Johnson has quite a football journey of his own. Since leaving UNI, he has been a college coach at Augsburg, Truman State, Kansas, Southern Mississippi, Louisville, Central Michigan, Louisiana, Minnesota and, most recently, Colorado.

You can throw in two years as a quality control staffer at Georgia, where he first worked on the same staff with current MSU head coach Mel Tucker. He was Tucker’s offensive coordinator at Colorado last year.

“I’ve been all over the place,” said Johnson. “It’s been great. All the different stops, it always was really good for us. It’s all been really positive.”

Johnson and the other Spartan coaches didn’t have the benefit of a full spring practice season to get to work with their new players.

“It was such a unique time,” said Johnson. “It was Zoom meeting after Zoom meeting after Zoom meeting. In a certain sense, we probably were able to dig into things a lot deeper than had we not been in that situation.”

He quickly learned MSU junior quarterback Rocky Lombardi, who lived in Cedar Rapids for several years and played high school ball at West Des Moines Valley, knew football. His father, Tony Lombardi, was the head football coach at Cedar Rapids Washington for seven years.

“Rocky’s been in football for a long time,” Johnson said. “You can see those things, the leadership skills, the really good football IQ. He’s really done a nice job physically, too. He’s a big, athletic kid who’s really been throwing it well.”

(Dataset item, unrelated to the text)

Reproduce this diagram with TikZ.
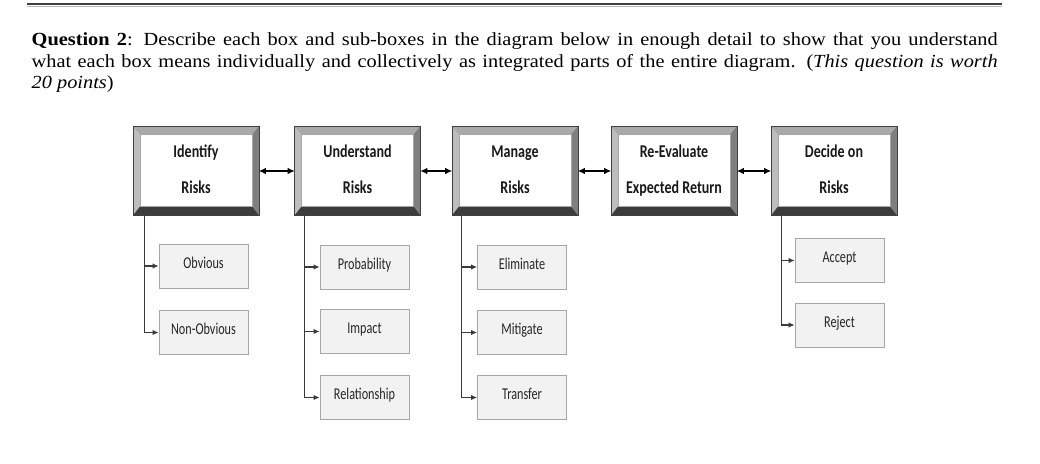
\documentclass[tikz,border=0pt]{standalone}
\usepackage{fontspec}
\setmainfont{Liberation Serif}[FakeStretch=1.1]
\newfontfamily\boxfont{Carlito}[FakeStretch=0.78]
\newfontfamily\subfont{Carlito}[FakeStretch=0.74]
\usetikzlibrary{calc,arrows.meta}
\definecolor{bevtop}{HTML}{A9A9A9}
\definecolor{bevleft}{HTML}{BDBDBD}
\definecolor{bevright}{HTML}{7F7F7F}
\definecolor{bevbot}{HTML}{3C3C3C}
\definecolor{bevmid}{HTML}{8C8C8C}
\definecolor{subfill}{HTML}{F2F2F2}
\definecolor{subdraw}{HTML}{A6A6A6}
\definecolor{linegray}{HTML}{3A3A3A}
\tikzset{
  hdr/.style={anchor=base west, inner sep=0pt, font=\fontsize{18.5}{21}\selectfont},
  mainouter/.style={rectangle, minimum width=125pt, minimum height=88pt, inner sep=0pt, fill=bevmid, draw=black!75, line width=0.6pt},
  maintxt/.style={anchor=base, inner sep=0pt, font=\boxfont\bfseries\fontsize{18}{20}\selectfont, text=black!90},
  subbox/.style={rectangle, minimum width=89pt, minimum height=44pt, inner sep=0pt, fill=subfill, draw=subdraw, line width=0.8pt, font=\subfont\fontsize{16.5}{18}\selectfont, text=black!85, text height=11.5pt, text depth=7.5pt},
  dblarrow/.style={black, line width=1.2pt, {Latex[length=7pt,width=6.5pt]}-{Latex[length=7pt,width=6.5pt]}},
  branch/.style={linegray, line width=1.2pt, -{Latex[length=6pt,width=5.5pt]}},
}
\begin{document}
\begin{tikzpicture}[x=1pt, y=-1pt]
\useasboundingbox (0,0) rectangle (1040,463);
\fill[white] (0,0) rectangle (1040,463);
% top rule
\draw[black!75, line width=2.2pt] (27,4) -- (1002,4);
\draw[gray!55, line width=0.8pt] (27,6) -- (1002,6);
% header text
\node[hdr] (q1) at (31.5,45) {\makebox[966pt][s]{\textbf{Question 2}: Describe each box and sub-boxes in the diagram below in enough detail to show that you understand}};
\node[hdr] (q2) at (31.5,67) {\makebox[966pt][s]{what each box means individually and collectively as integrated parts of the entire diagram. (\textit{This question is worth}}};
\node[hdr] (q3) at (31.5,88) {\textit{20 points})};
% main boxes
\foreach \n/\x/\ta/\tb in {b1/196/Identify/Risks, b2/357.5/Understand/Risks, b3/515/Manage/Risks, b4/674/Re-Evaluate/Expected Return, b5/834/Decide on/Risks}{
  \node[mainouter] (\n) at (\x,171) {};
  \fill[bevtop] (\n.north west) -- (\n.north east) -- ($(\n.north east)+(-7,8)$) -- ($(\n.north west)+(7,8)$) -- cycle;
  \fill[bevleft] (\n.north west) -- ($(\n.north west)+(7,8)$) -- ($(\n.south west)+(7,-9)$) -- (\n.south west) -- cycle;
  \fill[bevright] (\n.north east) -- (\n.south east) -- ($(\n.south east)+(-7,-9)$) -- ($(\n.north east)+(-7,8)$) -- cycle;
  \fill[bevbot] (\n.south west) -- (\n.south east) -- ($(\n.south east)+(-7,-9)$) -- ($(\n.south west)+(7,-9)$) -- cycle;
  \draw[black!75, line width=0.6pt] (\n.north west) rectangle (\n.south east);
  \filldraw[fill=white, draw=gray!70, line width=0.5pt] ($(\n.north west)+(7,8)$) rectangle ($(\n.south east)+(-7,-9)$);
  \node[maintxt] (\n-a) at ($(\n.center)+(0,-14)$) {\ta};
  \node[maintxt] (\n-b) at ($(\n.center)+(0,22)$) {\tb};
}
% arrows between main boxes
\draw[dblarrow] (b1.east) -- (b2.west);
\draw[dblarrow] (b2.east) -- (b3.west);
\draw[dblarrow] (b3.east) -- (b4.west);
\draw[dblarrow] (b4.east) -- (b5.west);
% sub boxes
\node[subbox] (s11) at (203.5,266) {Obvious};
\node[subbox] (s12) at (203.5,332.5) {Non-Obvious};
\node[subbox] (s21) at (364.5,267) {Probability};
\node[subbox] (s22) at (364.5,331.5) {Impact};
\node[subbox] (s23) at (364.5,397.5) {Relationship};
\node[subbox] (s31) at (522,267) {Eliminate};
\node[subbox] (s32) at (522,332.5) {Mitigate};
\node[subbox] (s33) at (522,397.5) {Transfer};
\node[subbox] (s51) at (839.5,260.5) {Accept};
\node[subbox] (s52) at (839.5,325) {Reject};
% trunk coordinates
\coordinate (t1) at ($(b1.south west)+(11.5,0)$);
\coordinate (t2) at ($(b2.south west)+(10,0)$);
\coordinate (t3) at ($(b3.south west)+(9.5,0)$);
\coordinate (t5) at ($(b5.south west)+(10.5,0)$);
% branches
\draw[branch] (t1) |- (s11.west);
\draw[branch] (t1) |- (s12.west);
\draw[branch] (t2) |- (s21.west);
\draw[branch] (t2) |- (s22.west);
\draw[branch] (t2) |- (s23.west);
\draw[branch] (t3) |- (s31.west);
\draw[branch] (t3) |- (s32.west);
\draw[branch] (t3) |- (s33.west);
\draw[branch] (t5) |- (s51.west);
\draw[branch] (t5) |- (s52.west);
\end{tikzpicture}
\end{document}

Lombardi is tied for the Big Ten lead in touchdown passes with six through two games, and is second in passing yards with 642 and third in passing efficiency. He completed five passes of 30-plus yards last Saturday in the Spartans’ 27-24 upset win at Michigan as Johnson had his QB throw over the top of the Wolverines’ defense 13 times.

Now Johnson will see if he can come up wrinkles that can stymie the Hawkeyes. He grew up in Lakeville, Minn. He said Big Ten football in general and coaching in Kinnick Stadium mean a lot to him.

“I remember going to Iowa for a football camp,” he said. “Coach (Hayden) Fry was there, Coach (Bill) Snyder, Coach (Dan) McCarney, and Coach (Kirk) Ferentz was the O-line coach. It was really quite remarkable, looking back on it.

“It’s a pretty neat opportunity to play these guys at their place.”